Ray trots off to try his luck with a couple of coeds playing the photo hunt game in the corner. Hugo feeds a twenty into the jukebox and programs it to play “Unwritten” by Natasha Bedingfield a dozen times in a row. Jonesy orders a round of shots, and then Tuck orders a round of shots, and then they all peel Ray away from the college girls and make him order a round of shots, too, even though he keeps crying poverty, and pretty soon Jimmy is filled with the kind of mellow, drunken well-being he associates with going to field parties in the summer outside Utica when he was in high school, the sky and the possibilities both endless overhead. He loves these guys, truly.
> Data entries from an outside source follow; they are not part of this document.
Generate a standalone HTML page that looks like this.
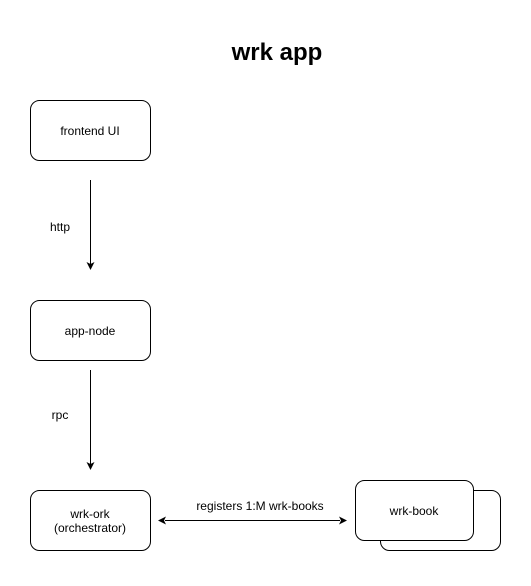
<!DOCTYPE html>
<html><head><style>
body{margin:0;background:#fff;}
svg text{font-family:"Liberation Sans",Helvetica,sans-serif;}
</style></head><body>
<svg width="531" height="581" xmlns="http://www.w3.org/2000/svg">
<rect width="531" height="581" fill="#fff"/>
<text x="277" y="60" font-size="24" font-weight="bold" text-anchor="middle">wrk app</text>
<g fill="#fff" stroke="#000" stroke-width="1">
<rect x="30.5" y="100.5" width="120" height="60" rx="9"/>
<rect x="30.5" y="300.5" width="120" height="60" rx="9"/>
<rect x="30.5" y="490.5" width="120" height="60" rx="9"/>
<rect x="380.5" y="490.5" width="120" height="60" rx="9"/>
<rect x="355.5" y="480.5" width="118" height="60" rx="9"/>
</g>
<g font-size="12" text-anchor="middle">
<text x="90" y="135">frontend UI</text>
<text x="90" y="335">app-node</text>
<text x="90" y="518">wrk-ork</text>
<text x="90" y="532">(orchestrator)</text>
<text x="414" y="515">wrk-book</text>
<text x="260" y="510">registers 1:M wrk-books</text>
<text x="60" y="231">http</text>
<text x="60" y="419">rpc</text>
</g>
<g stroke="#000" stroke-width="1">
<line x1="90.5" y1="180" x2="90.5" y2="265"/>
<line x1="90.5" y1="370" x2="90.5" y2="465"/>
<line x1="165" y1="520.5" x2="340" y2="520.5"/>
</g>
<g fill="#000">
<path d="M86.5,262 L90.5,270 L94.5,262 L90.5,264 Z"/>
<path d="M86.5,462 L90.5,470 L94.5,462 L90.5,464 Z"/>
<path d="M166,516.5 L158,520.5 L166,524.5 L164,520.5 Z"/>
<path d="M339,516.5 L347,520.5 L339,524.5 L341,520.5 Z"/>
</g>
</svg>
</body></html>
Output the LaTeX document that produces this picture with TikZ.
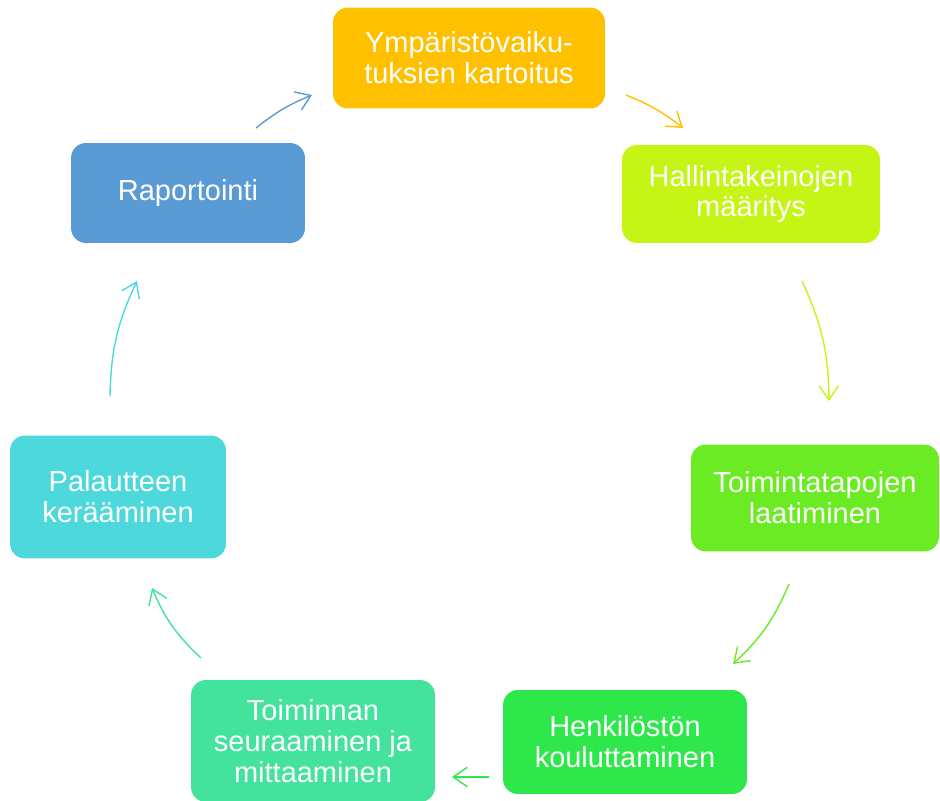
\documentclass[tikz,border=0pt]{standalone}
\usepackage{fontspec}
\setmainfont{Liberation Sans}
\usetikzlibrary{arrows.meta}
\usepackage{xcolor}

\definecolor{cOrange}{HTML}{FFC000}
\definecolor{cLime}{HTML}{C5F514}
\definecolor{cGreen}{HTML}{6BEB23}
\definecolor{cMint}{HTML}{2EE84B}
\definecolor{cSea}{HTML}{43E29D}
\definecolor{cCyan}{HTML}{4DD9DC}
\definecolor{cBlue}{HTML}{5B9BD5}

\begin{document}
\begin{tikzpicture}[x=0.02cm, y=0.02cm, >={Straight Barb[length=8pt, width=11pt]}]
				\tikzstyle{box} = [rounded corners=0.3cm, text=white, align=center, inner sep=0pt, font=\fontsize{16.5pt}{17.5pt}\selectfont]
				\tikzstyle{arr} = [->, line width=0.8pt]
				
				\useasboundingbox (0,0) rectangle (940,-801);
				
				\node[box, fill=cOrange, minimum width=5.44cm, minimum height=2.02cm] at (469,-58)	(kart)	{Ympäristövaiku-\\tuksien kartoitus};
				\node[box, fill=cLime, minimum width=5.16cm, minimum height=1.96cm]   at (751,-194)	(hall)	{Hallintakeinojen\\määritys};
				\node[box, fill=cGreen, minimum width=4.96cm, minimum height=2.14cm]  at (815,-498)	(toim)	{Toimintatapojen\\laatiminen};
				\node[box, fill=cMint, minimum width=4.88cm, minimum height=2.08cm]   at (625,-742)	(henk)	{Henkilöstön\\kouluttaminen};
				\node[box, fill=cSea, minimum width=4.88cm, minimum height=2.44cm]    at (313,-741)	(seur)	{Toiminnan\\seuraaminen ja\\mittaaminen};
				\node[box, fill=cCyan, minimum width=4.32cm, minimum height=2.46cm]   at (118,-497)	(pala)	{Palautteen\\kerääminen};
				\node[box, fill=cBlue, minimum width=4.68cm, minimum height=2.0cm]    at (188,-193)	(rapo)	{Raportointi};
				
				% arrow ends
				\coordinate (a1s) at (626,-95);		\coordinate (a1e) at (683,-128);
				\coordinate (a2s) at (802,-281);	\coordinate (a2e) at (829,-401);
				\coordinate (a3s) at (789,-584);	\coordinate (a3e) at (733,-664);
				\coordinate (a4s) at (489,-777);	\coordinate (a4e) at (452,-777);
				\coordinate (a5s) at (201,-658);	\coordinate (a5e) at (152,-588);
				\coordinate (a6s) at (110,-396);	\coordinate (a6e) at (137,-281);
				\coordinate (a7s) at (256,-128);	\coordinate (a7e) at (312,-95);
				
				\draw[arr, cOrange]	(a1s) to[bend left=8]	(a1e);
				\draw[arr, cLime]	(a2s) to[bend left=12]	(a2e);
				\draw[arr, cGreen]	(a3s) to[bend left=12]	(a3e);
				\draw[arr, cMint]	(a4s) to				(a4e);
				\draw[arr, cSea]	(a5s) to[bend left=12]	(a5e);
				\draw[arr, cCyan]	(a6s) to[bend left=12]	(a6e);
				\draw[arr, cBlue]	(a7s) to[bend left=8]	(a7e);
			\end{tikzpicture}
\end{document}
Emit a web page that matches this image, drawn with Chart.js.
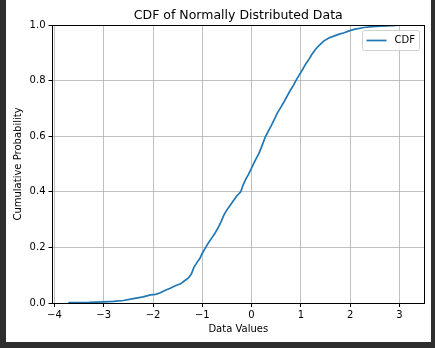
<!DOCTYPE html>
<html>
<head>
<meta charset="utf-8">
<script src="https://cdn.jsdelivr.net/npm/chart.js@4/dist/chart.umd.min.js"></script>
<style>
  html, body { margin: 0; padding: 0; background: #2e2e2e; width: 435px; height: 348px; overflow: hidden; }
  #wrap { position: absolute; left: 6px; top: 0; width: 425px; height: 342px; background: #ffffff; }
  canvas { display: block; }
</style>
</head>
<body>
<div id="wrap"><canvas id="c" width="425" height="342"></canvas></div>
<script>
const chartTitle = "CDF of Normally Distributed Data";
const xAxisLabel = "Data Values";
const yAxisLabel = "Cumulative Probability";
const seriesLabel = "CDF";

const xValues = [
  -3.72, -3.30, -3.00, -2.80, -2.60, -2.40, -2.20, -2.05, -1.95, -1.85,
  -1.75, -1.65, -1.55, -1.44, -1.36, -1.28, -1.22, -1.17, -1.10, -1.05,
  -1.00, -0.93, -0.87, -0.80, -0.74, -0.68, -0.62, -0.56, -0.50, -0.44,
  -0.38, -0.30, -0.22, -0.17, -0.12, -0.07, -0.02, 0.03, 0.08, 0.15,
  0.20, 0.28, 0.34, 0.40, 0.46, 0.52, 0.59, 0.66, 0.73, 0.79,
  0.85, 0.90, 0.96, 1.03, 1.10, 1.17, 1.22, 1.28, 1.34, 1.41, 1.47,
  1.57, 1.67, 1.78, 1.88, 1.98, 2.08, 2.28, 2.45, 2.62, 2.85, 3.05
];
const cdfValues = [
  0.001, 0.002, 0.004, 0.006, 0.009, 0.016, 0.022, 0.029, 0.031, 0.037,
  0.046, 0.053, 0.062, 0.069, 0.080, 0.090, 0.105, 0.128, 0.148, 0.160,
  0.179, 0.200, 0.218, 0.236, 0.252, 0.270, 0.292, 0.317, 0.335, 0.350,
  0.365, 0.385, 0.400, 0.425, 0.445, 0.460, 0.478, 0.497, 0.515, 0.538,
  0.560, 0.598, 0.618, 0.638, 0.660, 0.682, 0.703, 0.724, 0.747, 0.766,
  0.783, 0.800, 0.818, 0.838, 0.860, 0.878, 0.893, 0.908, 0.921, 0.933, 0.943,
  0.953, 0.960, 0.967, 0.972, 0.979, 0.984, 0.991, 0.994, 0.996, 0.998, 1.000
];
const xTicks = [-4, -3, -2, -1, 0, 1, 2, 3];
const yTicks = [0.0, 0.2, 0.4, 0.6, 0.8, 1.0];
const xRange = [-4.04, 3.5];
const yRange = [0, 1];

const FONT = "'DejaVu Sans', 'Liberation Sans', sans-serif";
const LINE_COLOR = '#1f77b4';

const points = xValues.map((x, i) => ({ x: x, y: cdfValues[i] }));

const framePlugin = {
  id: 'frame',
  afterDatasetsDraw(chart) {
    const a = chart.chartArea, ctx = chart.ctx;
    const l = Math.floor(a.left) + 0.5, t = Math.floor(a.top) + 0.5;
    const r = Math.floor(a.right) + 0.5, b = Math.floor(a.bottom) + 0.5;
    ctx.save();
    ctx.strokeStyle = '#000';
    ctx.lineWidth = 1;
    ctx.strokeRect(l, t, r - l, b - t);
    ctx.restore();
  }
};

const legendPlugin = {
  id: 'mplLegend',
  afterDraw(chart) {
    const ctx = chart.ctx, a = chart.chartArea;
    const ds = chart.data.datasets[0];
    ctx.save();
    ctx.font = '10px ' + FONT;
    const tw = ctx.measureText(ds.label).width;
    const pad = 4, handle = 20, gap = 8, h = 20;
    const w = pad + handle + gap + tw + pad + 1;
    const right = Math.floor(a.right) - 5 + 0.5, top = Math.floor(a.top) + 5 + 0.5;
    const left = Math.round(right - w) + 0.5;
    const r = 2;
    ctx.beginPath();
    ctx.moveTo(left + r, top);
    ctx.lineTo(right - r, top);
    ctx.quadraticCurveTo(right, top, right, top + r);
    ctx.lineTo(right, top + h - r);
    ctx.quadraticCurveTo(right, top + h, right - r, top + h);
    ctx.lineTo(left + r, top + h);
    ctx.quadraticCurveTo(left, top + h, left, top + h - r);
    ctx.lineTo(left, top + r);
    ctx.quadraticCurveTo(left, top, left + r, top);
    ctx.closePath();
    ctx.fillStyle = 'rgba(255,255,255,0.8)';
    ctx.fill();
    ctx.strokeStyle = '#d0d0d0';
    ctx.lineWidth = 1;
    ctx.stroke();
    const cy = top + h / 2;
    ctx.strokeStyle = ds.borderColor;
    ctx.lineWidth = ds.borderWidth;
    ctx.beginPath();
    ctx.moveTo(left + pad, cy);
    ctx.lineTo(left + pad + handle, cy);
    ctx.stroke();
    ctx.fillStyle = '#000';
    ctx.textBaseline = 'middle';
    ctx.textAlign = 'left';
    ctx.fillText(ds.label, left + pad + handle + gap, cy);
    ctx.restore();
  }
};

const fmtMinus = s => String(s).replace('-', '\u2212');

new Chart(document.getElementById('c'), {
  type: 'line',
  data: {
    datasets: [{
      label: seriesLabel,
      data: points,
      borderColor: LINE_COLOR,
      backgroundColor: LINE_COLOR,
      borderWidth: 1.7,
      pointRadius: 0,
      tension: 0,
      fill: false
    }]
  },
  options: {
    responsive: false,
    devicePixelRatio: 1,
    animation: false,
    layout: { padding: { left: 0, right: 7, top: 0, bottom: 0 } },
    plugins: {
      legend: { display: false },
      tooltip: { enabled: false },
      title: {
        display: true,
        text: chartTitle,
        fullSize: false,
        color: '#000',
        font: { family: FONT, size: 12.5, weight: 'normal', lineHeight: 1.2 },
        padding: { top: 8, bottom: 2 }
      }
    },
    scales: {
      x: {
        type: 'linear',
        min: xRange[0],
        max: xRange[1],
        afterFit(scale) { scale.height = 39; },
        afterBuildTicks(scale) { scale.ticks = xTicks.map(v => ({ value: v })); },
        grid: { color: '#b0b0b0', lineWidth: 0.8, drawTicks: true, tickLength: 4, tickColor: '#000', tickWidth: 1 },
        border: { display: false },
        ticks: {
          color: '#000',
          padding: 2,
          maxRotation: 0,
          autoSkip: false,
          font: { family: FONT, size: 10 },
          callback: v => fmtMinus(v)
        },
        title: {
          display: true,
          text: xAxisLabel,
          color: '#000',
          font: { family: FONT, size: 10 },
          padding: { top: 0, bottom: 7 }
        }
      },
      y: {
        type: 'linear',
        min: yRange[0],
        max: yRange[1],
        afterFit(scale) { scale.width = 46.5; },
        afterBuildTicks(scale) { scale.ticks = yTicks.map(v => ({ value: v })); },
        grid: { color: '#b0b0b0', lineWidth: 0.8, drawTicks: true, tickLength: 4, tickColor: '#000', tickWidth: 1 },
        border: { display: false },
        ticks: {
          color: '#000',
          padding: 3,
          autoSkip: false,
          font: { family: FONT, size: 10 },
          callback: v => Number(v).toFixed(1)
        },
        title: {
          display: true,
          text: yAxisLabel,
          color: '#000',
          font: { family: FONT, size: 10 },
          padding: { top: 6, bottom: 0 }
        }
      }
    }
  },
  plugins: [framePlugin, legendPlugin]
});
</script>
</body>
</html>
He hasn’t been paying enough attention to them.
“To the streak,” Tuck toasts, standing up on a barstool.
“To Ray’s maximum-strength antifungal medication,” Tito volunteers.
“To Lacey Logan’s inevitable sex tape,” Hugo chimes in, “and the fact the rest of us will be able to enjoy it without Jimmy’s hairy ass getting in the way of the shot.”
That one really fucking tickles them, their hoots and laughter rowdy and good-natured. Jimmy laughs, too, but all at once he’s not having fun anymore, swinging from good drunk to bad drunk in the time it takes the last shot of Fireball to burn sweetly through his chest. It feels like too much to hold all of a sudden, Lacey and the streak and the definitive end of everything. The polite, careful wording of the text from his mother. His brother, still relentlessly fucking dead.
He waits until enough time has gone by that he won’t look like a whiny little pissant in front of the entire team, then digs a wad of cash out of his pocket and drops it onto the bar. “I’m out,” he tells Tuck, who’s trying to flag down the bartender for a bucket of Coronas. “I’ll see you clowns on Tuesday. Don’t take any wooden nickels, et cetera.”
“Okay,” Tuck says, eyeing Jimmy speculatively over the mouth of his beer bottle. “You sure you’re all right?”
“Never better,” Jimmy promises, then turns and weaves his way through the crowd and out onto the sidewalk, turning his face up for a moment to the cool, quiet Maryland night.
***
LACEY CALLS AS HE’S LETTING HIMSELF INTO HIS CONDO. “HEY,” she says when he answers, the noise of her TV faintly audible in the background. “There you are.”
“Yeah, sorry.” She texted him a couple of times while he was at the bar, Still around for a phone call? plus the eyes emoji. Jimmy didn’t text her back. “I went out with the guys for a bit.”
“Sounds fun,” Lacey says, her voice a little congested-sounding. “How was your game?”
“It sucked, thanks.”
There’s a hesitation, just for a second. “That’s too bad.”
“Yeah, well.” Jimmy sits down hard on the sofa, tries to soften his tone. “It happens that way sometimes.”